(Records from a data collection)
========================
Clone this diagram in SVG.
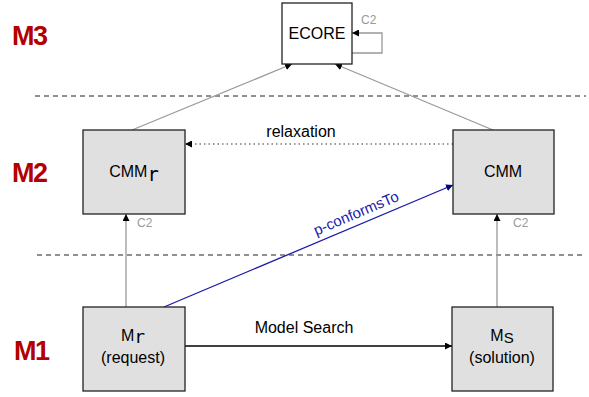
<svg xmlns="http://www.w3.org/2000/svg" width="589" height="397" viewBox="0 0 589 397">
<style>
.box{stroke:#222;stroke-width:1.3}
.t{font-family:"Liberation Sans",Arial,sans-serif;font-size:16px;fill:#000;text-anchor:middle}
.mono{font-family:"DejaVu Sans Mono","Liberation Mono",monospace}
.lvl{font-family:"Liberation Sans",Arial,sans-serif;font-size:27px;font-weight:bold;fill:#b30000;letter-spacing:-1.5px}
.c2{font-family:"Liberation Sans",Arial,sans-serif;font-size:12px;fill:#999}
.gray{stroke:#999;stroke-width:1.3;fill:none}
</style>
<defs>
<marker id="ab" viewBox="0 0 10 10" refX="10" refY="5" markerWidth="7" markerHeight="7" orient="auto" markerUnits="userSpaceOnUse"><path d="M0,0L10,5L0,10z" fill="#000"/></marker>
<marker id="au" viewBox="0 0 10 10" refX="10" refY="5" markerWidth="7" markerHeight="7" orient="auto" markerUnits="userSpaceOnUse"><path d="M0,0L10,5L0,10z" fill="#000080"/></marker>
</defs>
<rect width="589" height="397" fill="#fff"/>
<g id="levels">
<text class="lvl" x="12" y="45">M3</text>
<text class="lvl" x="12" y="182">M2</text>
<text class="lvl" x="14" y="360">M1</text>
<line x1="35" y1="96" x2="586" y2="96" stroke="#222" stroke-dasharray="5,4"/>
<line x1="37" y1="255" x2="586" y2="255" stroke="#222" stroke-dasharray="5,4"/>
</g>
<g id="connectors">
<line class="gray" x1="132" y1="130" x2="292" y2="64" marker-end="url(#ab)"/>
<line class="gray" x1="493" y1="130" x2="335" y2="64" marker-end="url(#ab)"/>
<path class="gray" d="M352,53 H382 V33 H352" marker-end="url(#ab)"/>
<text class="c2" x="361" y="24">C2</text>
<line x1="453" y1="144" x2="185" y2="144" stroke="#333" stroke-width="1.2" stroke-dasharray="1.5,3" marker-end="url(#ab)"/>
<text class="t" x="301" y="137" font-size="15">relaxation</text>
<line class="gray" x1="126" y1="307" x2="126" y2="214" marker-end="url(#ab)"/>
<text class="c2" x="137" y="227">C2</text>
<line class="gray" x1="497" y1="307" x2="497" y2="214" marker-end="url(#ab)"/>
<text class="c2" x="513" y="227">C2</text>
<line x1="164" y1="307" x2="453" y2="185" stroke="#1a1aaa" stroke-width="1.3" marker-end="url(#au)"/>
<text x="0" y="0" transform="translate(358 218) rotate(-23)" font-family="Liberation Sans,Arial,sans-serif" font-size="15" fill="#1a1aaa" text-anchor="middle">p-conformsTo</text>
<line x1="185" y1="346" x2="452" y2="346" stroke="#000" stroke-width="1.3" marker-end="url(#ab)"/>
<text class="t" x="304" y="333" font-size="15">Model Search</text>
</g>
<g id="ecore">
<rect class="box" x="282" y="3" width="70" height="61" fill="#fff"/>
<text class="t" x="317" y="39">ECORE</text>
</g>
<g id="cmmr">
<rect class="box" x="83" y="130" width="102" height="84" fill="#e0e0e0"/>
<text class="t" x="134" y="177">CMM<tspan class="mono" font-size="19" dy="4">r</tspan></text>
</g>
<g id="cmm">
<rect class="box" x="453" y="130" width="101" height="84" fill="#e0e0e0"/>
<text class="t" x="503" y="177">CMM</text>
</g>
<g id="mr">
<rect class="box" x="83" y="307" width="102" height="84" fill="#e0e0e0"/>
<text class="t" x="133" y="341">M<tspan class="mono" font-size="18" dy="2">r</tspan></text>
<text class="t" x="133" y="363">(request)</text>
</g>
<g id="ms">
<rect class="box" x="452" y="307" width="101" height="84" fill="#e0e0e0"/>
<text class="t" x="502" y="341">M<tspan font-size="15" dy="2">S</tspan></text>
<text class="t" x="502" y="363">(solution)</text>
</g>
</svg>
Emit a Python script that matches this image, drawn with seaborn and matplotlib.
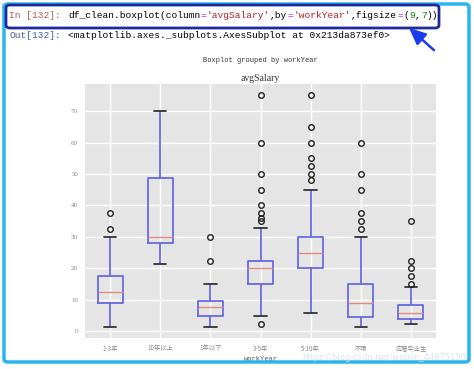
========================
REQUEST → Which lines above contain "this"? Show each of them.

EXERCISE ANSWER →
Clone this diagram in SVG.
Emit a Python script that matches this image, drawn with seaborn and matplotlib.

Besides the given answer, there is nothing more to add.